La polisemia del concetto di patrimonio genera difficoltà pratiche nei dialoghi in cui la parola è protagonista, sia al momento di adottare e discutere posizioni, sia quando si propongono sviluppi che, in un modo o nell’altro, lo riguardano. Il patrimonio si costituisce come parte di un campo rilevante di dispute e propositi in cui diversi attori possono cercare di rappresentare e interpretare prospettive sia personali che settoriali, in cui l’uso del significato scelto è testimonianza di una posizione e intenzionalità la cui portata supera di gran lunga tutto ciò che coinvolge direttamente i beni patrimoniali in questione in ogni contesto e circostanza particolare. Di solito, le diverse pretese di impegno sui beni patrimoniali di una società si presentano simultaneamente, per cui le controversie spesso raggiungono proporzioni considerevoli.

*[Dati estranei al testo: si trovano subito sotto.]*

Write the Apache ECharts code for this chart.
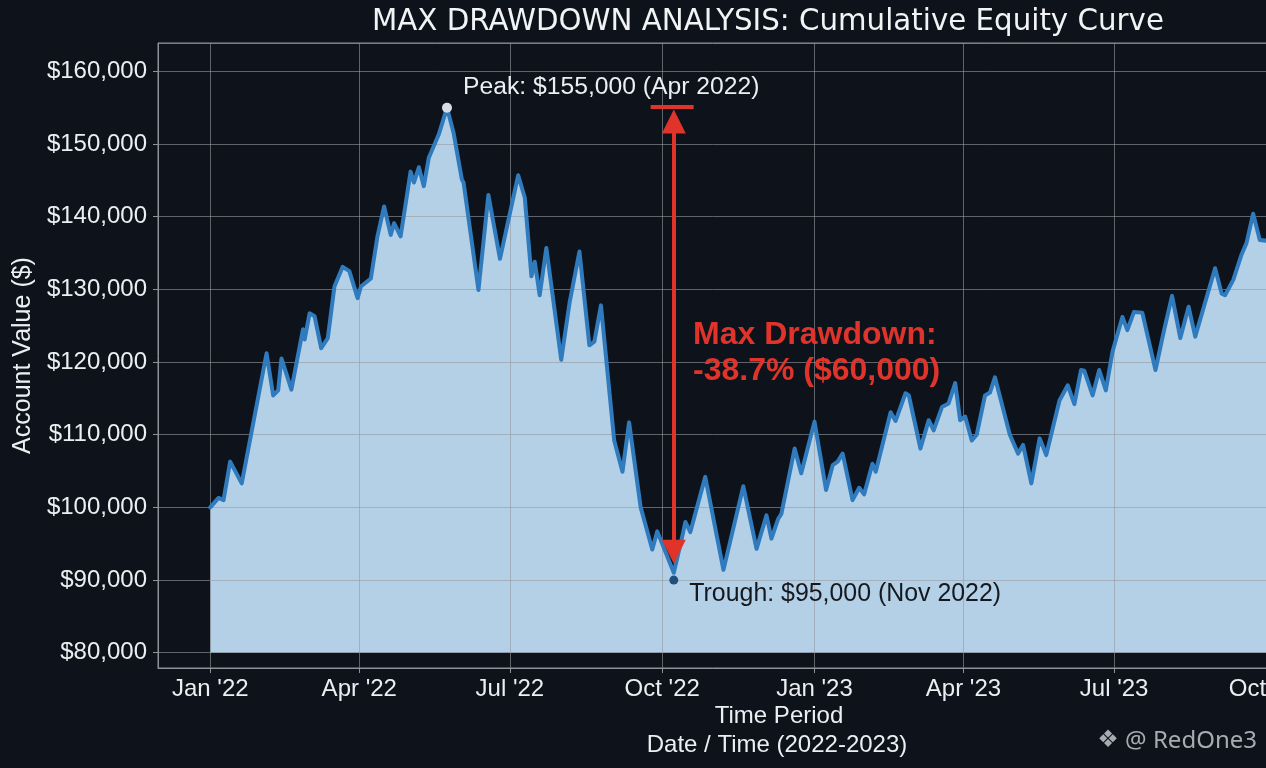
<!DOCTYPE html>
<html>
<head>
<meta charset="utf-8">
<title>Max Drawdown Analysis</title>
<script src="https://cdn.jsdelivr.net/npm/echarts@6/dist/echarts.min.js"></script>
<style>
  html, body { margin: 0; padding: 0; background: #0e131b; }
  #chart { width: 1266px; height: 768px; }
</style>
</head>
<body>
<div id="chart"></div>
<script>
// equity curve
var dates = [
  '2022-01-01','2022-01-06','2022-01-09','2022-01-13','2022-01-20','2022-02-04','2022-02-08','2022-02-11','2022-02-13','2022-02-19',
  '2022-02-26','2022-02-27','2022-03-02','2022-03-05','2022-03-09','2022-03-13','2022-03-17','2022-03-22','2022-03-26','2022-03-31',
  '2022-04-02','2022-04-08','2022-04-12','2022-04-16','2022-04-20','2022-04-22','2022-04-26','2022-05-02','2022-05-04','2022-05-07',
  '2022-05-10','2022-05-13','2022-05-19','2022-05-24','2022-05-28','2022-06-02','2022-06-03','2022-06-12','2022-06-18','2022-06-25',
  '2022-07-06','2022-07-10','2022-07-14','2022-07-16','2022-07-19','2022-07-23','2022-08-01','2022-08-06','2022-08-12','2022-08-18',
  '2022-08-21','2022-08-25','2022-09-02','2022-09-07','2022-09-11','2022-09-18','2022-09-19','2022-09-25','2022-09-28','2022-10-08',
  '2022-10-13','2022-10-15','2022-10-18','2022-10-27','2022-11-07','2022-11-19','2022-11-27','2022-12-03','2022-12-06','2022-12-10',
  '2022-12-12','2022-12-20','2022-12-24','2023-01-01','2023-01-08','2023-01-12','2023-01-15','2023-01-18','2023-01-24','2023-01-28',
  '2023-01-31','2023-02-05','2023-02-07','2023-02-16','2023-02-19','2023-02-25','2023-02-27','2023-03-06','2023-03-11','2023-03-14',
  '2023-03-19','2023-03-23','2023-03-27','2023-03-30','2023-04-02','2023-04-06','2023-04-09','2023-04-14','2023-04-17','2023-04-20',
  '2023-04-29','2023-05-04','2023-05-07','2023-05-12','2023-05-17','2023-05-21','2023-05-29','2023-06-03','2023-06-07','2023-06-11',
  '2023-06-13','2023-06-18','2023-06-22','2023-06-26','2023-06-30','2023-07-06','2023-07-09','2023-07-13','2023-07-18','2023-07-26',
  '2023-07-31','2023-08-05','2023-08-10','2023-08-15','2023-08-19','2023-08-31','2023-09-04','2023-09-06','2023-09-11','2023-09-16',
  '2023-09-19','2023-09-23','2023-09-27','2023-10-01','2023-10-05'
];
var values = [
  100000,101300,101000,106300,103300,121200,115400,116100,120500,116200,
  124500,123100,126700,126300,121900,123300,130400,133100,132500,128800,
  130400,131500,137300,141400,137500,139100,137300,146200,144700,146800,
  144200,148100,151300,155000,151500,145100,144700,129900,143000,134200,
  145700,142600,131800,133800,129200,135700,120300,128100,135200,122300,
  122800,127800,109200,104900,111700,100000,99800,94200,96700,91000,
  95900,98000,96600,104200,91400,102900,94300,98900,95700,98400,
  99100,108100,104700,111800,102400,105800,106300,107400,101000,102700,
  101800,106000,104900,113100,111900,115700,115400,108100,112000,110600,
  113800,114300,117100,112000,112500,109200,110000,115400,115800,117900,
  110000,107400,108600,103300,109500,107200,114700,116800,114200,118900,
  118800,115400,118900,116100,121400,126200,124400,126900,126800,118900,
  124200,129100,123300,127600,123500,132900,129400,129200,131300,134800,
  136400,140400,136800,136700,137500
];

var tickDates = ['2022-01-01','2022-04-01','2022-07-01','2022-10-01','2023-01-01','2023-04-01','2023-07-01','2023-10-01'];
var xRange = ['2021-11-30 10:00', '2023-11-06'];
var yRange = [77900, 163900];
var fillBase = 80000;

var peakPoint = ['2022-05-24', 155000];
var troughPoint = ['2022-10-08', 90000];
var peakText = 'Peak: $155,000 (Apr 2022)';
var troughText = 'Trough: $95,000 (Nov 2022)';

// drawdown arrow: shaft ends and the cap above the peak level
var arrowDate = '2022-10-08';
var arrowEnds = [153100, 93900];
var capDates = ['2022-09-24', '2022-10-20'];
var capValue = 155100;
var ddText = 'Max Drawdown:\n-38.7% ($60,000)';

var months = ['Jan','Feb','Mar','Apr','May','Jun','Jul','Aug','Sep','Oct','Nov','Dec'];
var bg = '#0e131b';
var ink = '#eceef1';
var red = '#e0342b';
var gridGray = 'rgba(150,155,162,0.6)';
var frame = '#8d9299';
var font = '"Liberation Sans", Arial, sans-serif';

function ts(s) { return echarts.number.parseDate(s).getTime(); }

var chart = echarts.init(document.getElementById('chart'), null, { renderer: 'canvas' });

var seriesData = dates.map(function(d, i) { return [ts(d), values[i]]; });
var tickValues = tickDates.map(ts);

chart.setOption({
  animation: false,
  backgroundColor: bg,
  textStyle: { fontFamily: font },
  grid: {
    left: 158, top: 43, right: -60, bottom: 100,
    outerBoundsMode: 'none',
    containLabel: false,
    show: true, borderColor: frame, borderWidth: 1
  },
  xAxis: {
    type: 'value',
    z: 2,
    min: ts(xRange[0]),
    max: ts(xRange[1]),
    axisLine: { show: true, onZero: false, lineStyle: { color: frame, width: 1 } },
    axisTick: { show: true, length: 5, lineStyle: { color: frame }, customValues: tickValues },
    axisLabel: {
      customValues: tickValues,
      color: ink, fontSize: 24, margin: 9,
      formatter: function(v) {
        var d = new Date(v);
        return months[d.getMonth()] + " '" + String(d.getFullYear()).slice(2);
      }
    },
    splitLine: { show: true, lineStyle: { color: gridGray, width: 1 } }
  },
  yAxis: {
    type: 'value',
    z: 2,
    min: yRange[0],
    max: yRange[1],
    splitNumber: 8,
    name: 'Account Value ($)',
    nameLocation: 'middle',
    nameGap: 117,
    nameRotate: 90,
    nameTextStyle: { color: ink, fontSize: 25 },
    axisLine: { show: true, lineStyle: { color: frame, width: 1 } },
    axisTick: { show: true, length: 5, lineStyle: { color: frame } },
    axisLabel: {
      color: ink, fontSize: 24, margin: 11,
      showMinLabel: false, showMaxLabel: false,
      formatter: function(v) { return '$' + v.toLocaleString('en-US'); }
    },
    splitLine: { show: true, lineStyle: { color: gridGray, width: 1 } }
  },
  series: [
    {
      // fill under the curve, below the grid lines
      type: 'line',
      data: seriesData,
      showSymbol: false,
      symbol: 'none',
      silent: true,
      z: 1,
      lineStyle: { width: 0 },
      areaStyle: { color: '#b3d0e6', opacity: 1, origin: fillBase }
    },
    {
      type: 'line',
      data: seriesData,
      showSymbol: false,
      symbol: 'none',
      z: 3,
      lineStyle: { color: '#2f7bbd', width: 4, join: 'round', cap: 'round' }
    },
    {
      type: 'scatter',
      data: [[ts(peakPoint[0]), peakPoint[1]]],
      symbolSize: 10,
      z: 4,
      itemStyle: { color: '#d8dde4', opacity: 1 },
      label: {
        show: true,
        formatter: peakText,
        position: [21, -15],
        align: 'left',
        verticalAlign: 'middle',
        color: ink,
        opacity: 1,
        fontSize: 24.7
      }
    },
    {
      type: 'scatter',
      data: [[ts(troughPoint[0]), troughPoint[1]]],
      symbolSize: 9,
      z: 5,
      itemStyle: { color: '#1f4f7c', opacity: 1 },
      label: {
        show: true,
        formatter: troughText,
        position: [20, 19],
        align: 'left',
        verticalAlign: 'middle',
        color: '#15191f',
        opacity: 1,
        fontSize: 24.9
      },
      markLine: {
        silent: true,
        symbol: ['none', 'none'],
        label: { show: false },
        lineStyle: { color: red, width: 4, type: 'solid', opacity: 1 },
        data: [
          [
            { coord: [ts(arrowDate), arrowEnds[0]], symbol: 'triangle', symbolSize: [24, 24] },
            { coord: [ts(arrowDate), arrowEnds[1]], symbol: 'triangle', symbolSize: [24, 24] }
          ],
          [
            { coord: [ts(capDates[0]), capValue] },
            { coord: [ts(capDates[1]), capValue] }
          ]
        ]
      }
    }
  ],
  graphic: [
    {
      type: 'text', x: 768, y: 22,
      style: { text: 'MAX DRAWDOWN ANALYSIS: Cumulative Equity Curve', fill: '#f2f3f5',
               font: '29.3px "DejaVu Sans"', align: 'center', verticalAlign: 'middle' }
    },
    {
      type: 'text', x: 693, y: 317, z: 10,
      style: { text: ddText, fill: red, font: 'bold 32px "Liberation Sans"',
               lineHeight: 36, align: 'left', verticalAlign: 'top' }
    },
    {
      type: 'text', x: 779, y: 716,
      style: { text: 'Time Period', fill: ink, font: '24px "Liberation Sans"', align: 'center', verticalAlign: 'middle' }
    },
    {
      type: 'text', x: 777, y: 745,
      style: { text: 'Date / Time (2022-2023)', fill: ink, font: '24px "Liberation Sans"', align: 'center', verticalAlign: 'middle' }
    },
    {
      type: 'text', x: 1108, y: 741,
      style: { text: '\u2756', fill: '#a8acb2', font: '24px "DejaVu Sans"', align: 'center', verticalAlign: 'middle' }
    },
    {
      type: 'text', x: 1257, y: 741,
      style: { text: '@ RedOne3', fill: '#a8acb2', font: '24px "Noto Sans"', align: 'right', verticalAlign: 'middle' }
    }
  ]
});

window.addEventListener('resize', function() { chart.resize(); });
</script>
</body>
</html>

Questa situazione si presenta ripetutamente da parte della crescente mercantilizzazione della cultura (sostenuta molte volte da argomenti associati alla tradizione e alle tracce del passato) che è guidata da proposte intorno al turismo; l’uso dei beni patrimoniali come argomento per sostenere diritti che sorgono da posizioni identitarie (nel caso del nazionalismo e dell’indigenismo) e la loro valorizzazione come un fattore importante per lo sviluppo economico e la qualità della vita della popolazione (assegnando e condizionando spazi per il suo uso pubblico condiviso).

Memoria, identità, patrimonio
Le difficoltà provocate dalla diversità d’uso e d’interpretazione del concetto di patrimonio sono accresciute dalla stretta associazione che molto spesso gli si assegna con le nozioni di memoria e d’identità, ognuna delle quali riceve una iscrizione a varianti di significato che convergono con quelle generate intorno alle rappresentazioni sociali del complesso dei beni culturali e naturali.

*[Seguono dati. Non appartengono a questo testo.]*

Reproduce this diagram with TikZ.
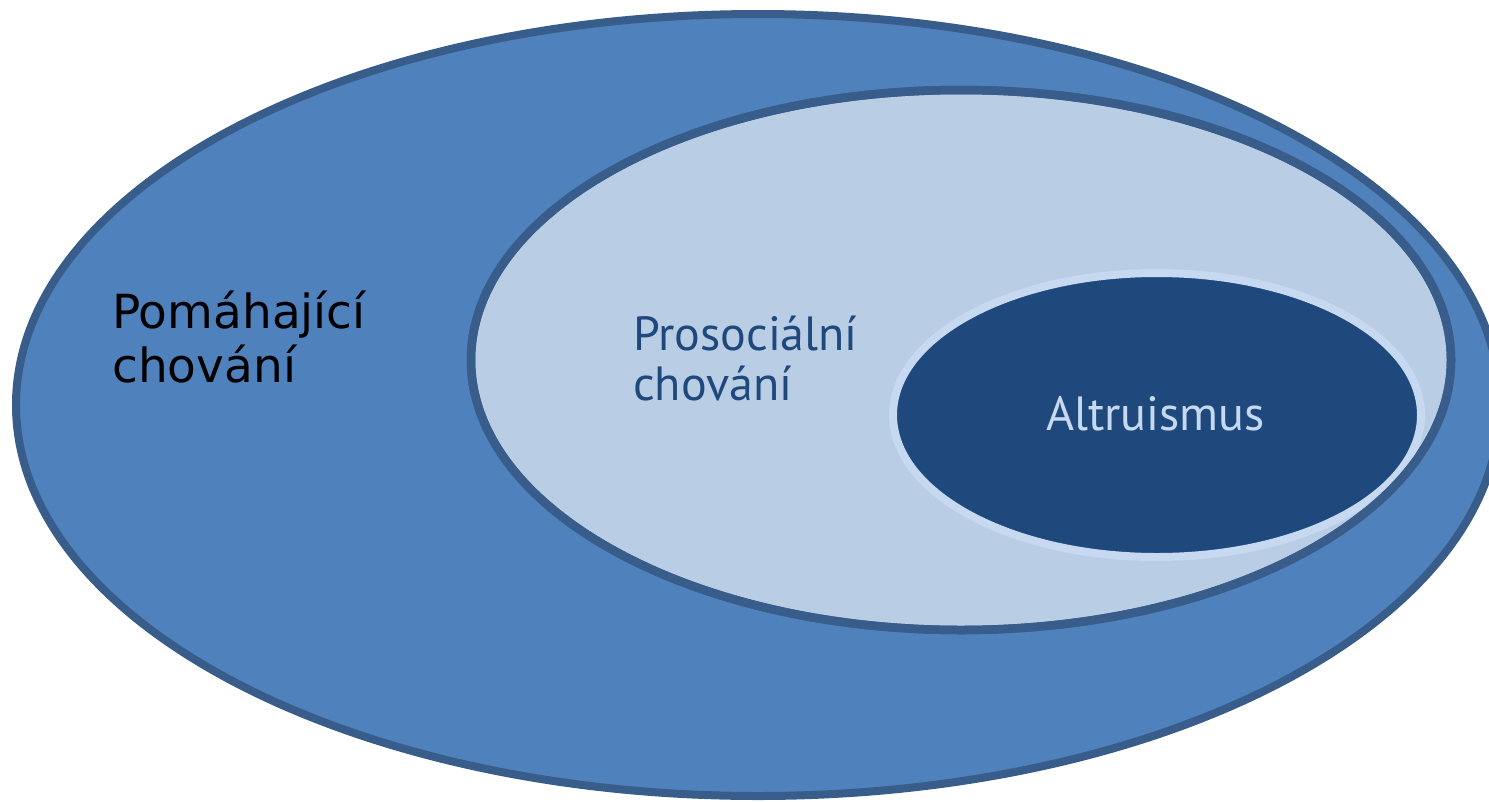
\documentclass[tikz,border=0pt]{standalone}
\usepackage{fontspec}
\setmainfont{DejaVu Sans}
\newfontfamily\lblfontA{DejaVu Sans}
\newfontfamily\lblfontB{PT Sans}
\usetikzlibrary{shapes.geometric}
\definecolor{outerfill}{HTML}{4F81BD}
\definecolor{ringdark}{HTML}{385D8A}
\definecolor{midfill}{HTML}{B9CDE5}
\definecolor{innerfill}{HTML}{1F497D}
\definecolor{innerring}{HTML}{C6D9F1}
\tikzset{
  ell/.style={ellipse, inner sep=0pt, outer sep=0pt},
  lbl/.style={anchor=base west, inner sep=0pt, align=left},
}
\begin{document}
\begin{tikzpicture}[x=1pt,y=-1pt]
\useasboundingbox (0,0) rectangle (1489,801);
\clip (0,0) rectangle (1489,801);
\node[ell, fill=outerfill, draw=ringdark, line width=8pt, minimum width=1484pt, minimum height=782pt] (outer) at (758,405) {};
\node[ell, fill=midfill, draw=ringdark, line width=8.5pt, minimum width=980pt, minimum height=540pt] (middle) at (961,360) {};
\node[ell, fill=innerfill, draw=innerring, line width=8pt, minimum width=528pt, minimum height=284pt] (inner) at (1157,415) {};
\node[ell, draw=ringdark, line width=8.5pt, minimum width=980pt, minimum height=540pt] (middleborder) at (961,360) {};
\node[lbl, font=\lblfontA\fontsize{47}{54}\selectfont, text=black] (help1) at (112,328) {Pomáhající};
\node[lbl, font=\lblfontA\fontsize{47}{54}\selectfont, text=black] (help2) at (112,382) {chování};
\node[lbl, font=\lblfontB\fontsize{48}{50}\selectfont, text=innerfill] (pro1) at (633,350) {Prosociální};
\node[lbl, font=\lblfontB\fontsize{48}{50}\selectfont, text=innerfill] (pro2) at (633,400) {chování};
\node[lbl, font=\lblfontB\fontsize{48}{50}\selectfont, text=innerring] (alt) at (1046,430) {Altruismus};
\end{tikzpicture}
\end{document}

Memoria, identità e patrimonio si sostengono e si alimentano reciprocamente come principali fonti argomentative dei frequenti programmi e dibattiti pubblici che trattano questioni relative a situazioni e beni associati al loro passato in un determinato territorio. Anche se si riconoscono significati di carattere individuale per ognuna di queste categorie, per il tema che ci interessa in tutti e tre i casi il riferimento riguarda il significato collettivo (o comunitario) che si attribuisce a queste espressioni.

Il patrimonio proprietà collettiva
L’atomizzazione dei significati dati al patrimonio, nella sua accezione di proprietà collettiva, è un ulteriore riflesso delle tensioni e considerazioni che si generano intorno a ciò che si intende come il bene comune della cittadinanza. Nella nostra società, i servizi pubblici indispensabili (come trasporto, elettricità, acqua potabile, salute, giustizia, educazione) hanno ruoli chiaramente assegnati di fornitore/consumatore e, con essi, i meccanismi che creano il flusso di denaro e la distribuzione delle responsabilità. Al contrario, in tutto ciò che è associato ai beni patrimoniali, le responsabilità e le attribuzioni sono sfocate e si risolvono caso per caso in modo aleatorio a seconda delle circostanze e contesti.

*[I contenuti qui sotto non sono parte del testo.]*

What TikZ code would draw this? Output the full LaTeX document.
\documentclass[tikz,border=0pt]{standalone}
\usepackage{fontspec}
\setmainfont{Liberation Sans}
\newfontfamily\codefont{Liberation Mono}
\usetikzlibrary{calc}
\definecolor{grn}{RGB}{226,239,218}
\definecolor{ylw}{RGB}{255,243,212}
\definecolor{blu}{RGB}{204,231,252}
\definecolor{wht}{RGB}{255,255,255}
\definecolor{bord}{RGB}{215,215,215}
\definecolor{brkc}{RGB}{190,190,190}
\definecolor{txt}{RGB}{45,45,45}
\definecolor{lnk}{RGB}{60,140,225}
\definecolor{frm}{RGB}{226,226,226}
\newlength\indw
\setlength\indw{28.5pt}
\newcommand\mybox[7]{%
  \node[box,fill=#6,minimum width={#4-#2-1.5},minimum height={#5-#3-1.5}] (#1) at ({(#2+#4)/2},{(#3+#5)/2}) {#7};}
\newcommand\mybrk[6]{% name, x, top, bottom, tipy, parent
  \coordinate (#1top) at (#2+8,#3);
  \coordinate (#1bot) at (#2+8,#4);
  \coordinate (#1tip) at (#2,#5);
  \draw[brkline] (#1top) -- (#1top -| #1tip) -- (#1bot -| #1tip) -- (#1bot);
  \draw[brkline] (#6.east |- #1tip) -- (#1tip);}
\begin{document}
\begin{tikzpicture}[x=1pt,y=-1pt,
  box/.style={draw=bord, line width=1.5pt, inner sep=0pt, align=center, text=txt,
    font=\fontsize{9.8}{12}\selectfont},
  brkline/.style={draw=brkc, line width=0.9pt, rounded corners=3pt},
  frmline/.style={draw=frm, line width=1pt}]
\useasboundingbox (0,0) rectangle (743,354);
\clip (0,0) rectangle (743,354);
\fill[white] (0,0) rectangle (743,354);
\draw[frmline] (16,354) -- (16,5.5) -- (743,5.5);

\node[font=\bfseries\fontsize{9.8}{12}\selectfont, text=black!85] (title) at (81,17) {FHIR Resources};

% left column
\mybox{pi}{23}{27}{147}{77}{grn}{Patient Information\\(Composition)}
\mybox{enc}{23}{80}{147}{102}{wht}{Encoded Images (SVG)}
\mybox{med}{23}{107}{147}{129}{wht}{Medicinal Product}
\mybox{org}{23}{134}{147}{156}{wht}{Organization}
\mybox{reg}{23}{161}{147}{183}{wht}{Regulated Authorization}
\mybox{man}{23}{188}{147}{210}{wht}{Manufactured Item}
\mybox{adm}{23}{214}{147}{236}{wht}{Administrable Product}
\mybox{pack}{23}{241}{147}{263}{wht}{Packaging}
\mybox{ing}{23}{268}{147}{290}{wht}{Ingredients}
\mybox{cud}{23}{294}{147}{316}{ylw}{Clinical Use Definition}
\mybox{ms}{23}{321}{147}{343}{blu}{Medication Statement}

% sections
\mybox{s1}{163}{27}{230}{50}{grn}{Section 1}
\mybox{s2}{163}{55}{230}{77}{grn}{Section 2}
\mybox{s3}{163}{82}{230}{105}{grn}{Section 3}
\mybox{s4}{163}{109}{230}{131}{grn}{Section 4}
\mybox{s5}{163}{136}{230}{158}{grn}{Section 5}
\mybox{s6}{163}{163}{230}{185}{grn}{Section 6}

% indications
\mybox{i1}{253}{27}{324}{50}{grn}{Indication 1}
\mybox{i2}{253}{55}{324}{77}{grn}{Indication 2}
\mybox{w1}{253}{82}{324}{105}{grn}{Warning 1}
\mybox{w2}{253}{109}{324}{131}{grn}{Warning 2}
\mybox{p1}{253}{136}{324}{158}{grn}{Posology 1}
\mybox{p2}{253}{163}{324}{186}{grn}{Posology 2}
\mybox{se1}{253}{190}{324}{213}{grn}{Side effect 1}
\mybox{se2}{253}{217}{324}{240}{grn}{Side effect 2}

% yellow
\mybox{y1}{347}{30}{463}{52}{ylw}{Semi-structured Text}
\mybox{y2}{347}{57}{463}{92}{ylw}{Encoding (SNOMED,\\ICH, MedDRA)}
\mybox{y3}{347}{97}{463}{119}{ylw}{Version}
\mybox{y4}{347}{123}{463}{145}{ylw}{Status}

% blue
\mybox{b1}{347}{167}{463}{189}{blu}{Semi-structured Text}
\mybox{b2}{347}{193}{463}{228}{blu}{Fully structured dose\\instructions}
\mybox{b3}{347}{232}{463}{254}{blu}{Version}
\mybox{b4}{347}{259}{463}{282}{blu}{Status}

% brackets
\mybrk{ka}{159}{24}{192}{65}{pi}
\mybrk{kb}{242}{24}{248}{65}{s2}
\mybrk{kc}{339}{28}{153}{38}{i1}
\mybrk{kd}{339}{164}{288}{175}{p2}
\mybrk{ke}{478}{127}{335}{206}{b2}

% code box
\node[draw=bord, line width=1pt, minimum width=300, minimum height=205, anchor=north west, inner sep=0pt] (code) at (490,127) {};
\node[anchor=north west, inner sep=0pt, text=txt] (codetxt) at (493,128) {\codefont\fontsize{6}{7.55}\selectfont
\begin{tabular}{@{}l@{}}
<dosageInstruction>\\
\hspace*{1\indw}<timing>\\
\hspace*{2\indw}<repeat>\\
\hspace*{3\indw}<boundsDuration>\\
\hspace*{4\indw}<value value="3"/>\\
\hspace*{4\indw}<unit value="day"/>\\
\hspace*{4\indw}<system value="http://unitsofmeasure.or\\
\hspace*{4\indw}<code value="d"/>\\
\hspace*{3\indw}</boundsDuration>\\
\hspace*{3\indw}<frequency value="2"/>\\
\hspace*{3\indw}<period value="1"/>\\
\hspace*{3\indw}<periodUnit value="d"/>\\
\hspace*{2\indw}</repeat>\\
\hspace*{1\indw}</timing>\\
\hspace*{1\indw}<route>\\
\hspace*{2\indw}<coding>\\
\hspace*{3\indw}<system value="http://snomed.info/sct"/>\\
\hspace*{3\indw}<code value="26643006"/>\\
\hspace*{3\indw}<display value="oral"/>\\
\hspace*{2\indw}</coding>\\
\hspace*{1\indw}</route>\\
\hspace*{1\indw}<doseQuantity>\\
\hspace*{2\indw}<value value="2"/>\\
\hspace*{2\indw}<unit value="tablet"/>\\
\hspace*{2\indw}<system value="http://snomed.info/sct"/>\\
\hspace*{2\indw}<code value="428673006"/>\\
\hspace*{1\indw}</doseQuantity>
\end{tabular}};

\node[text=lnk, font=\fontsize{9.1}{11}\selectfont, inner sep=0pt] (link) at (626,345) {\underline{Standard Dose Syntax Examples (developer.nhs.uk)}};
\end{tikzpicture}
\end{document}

La rilevanza sociale del patrimonio
La maggior parte delle possibili attivazioni e gestioni dei beni di interesse patrimoniale restano in una prolungata situazione indefinita che può diventare definitiva. Lo spazio limitato che la società del nostro tempo concede per condividere i beni in modo collettivo, proiettati verso l’interesse e il bene comune, costituisce il tallone d’Achille della gestione patrimoniale che, paradossalmente, è l’argomento che compone la base discorsiva che giustifica la sua presunta grande rilevanza sociale.
In conclusione, i confini specifici della gestione del patrimonio in un distretto fanno parte delle espressioni con cui si manifestano ideologie e poteri dominanti, per cui la loro conoscenza costituisce anche una vasta analisi della situazione della società nel suo insieme.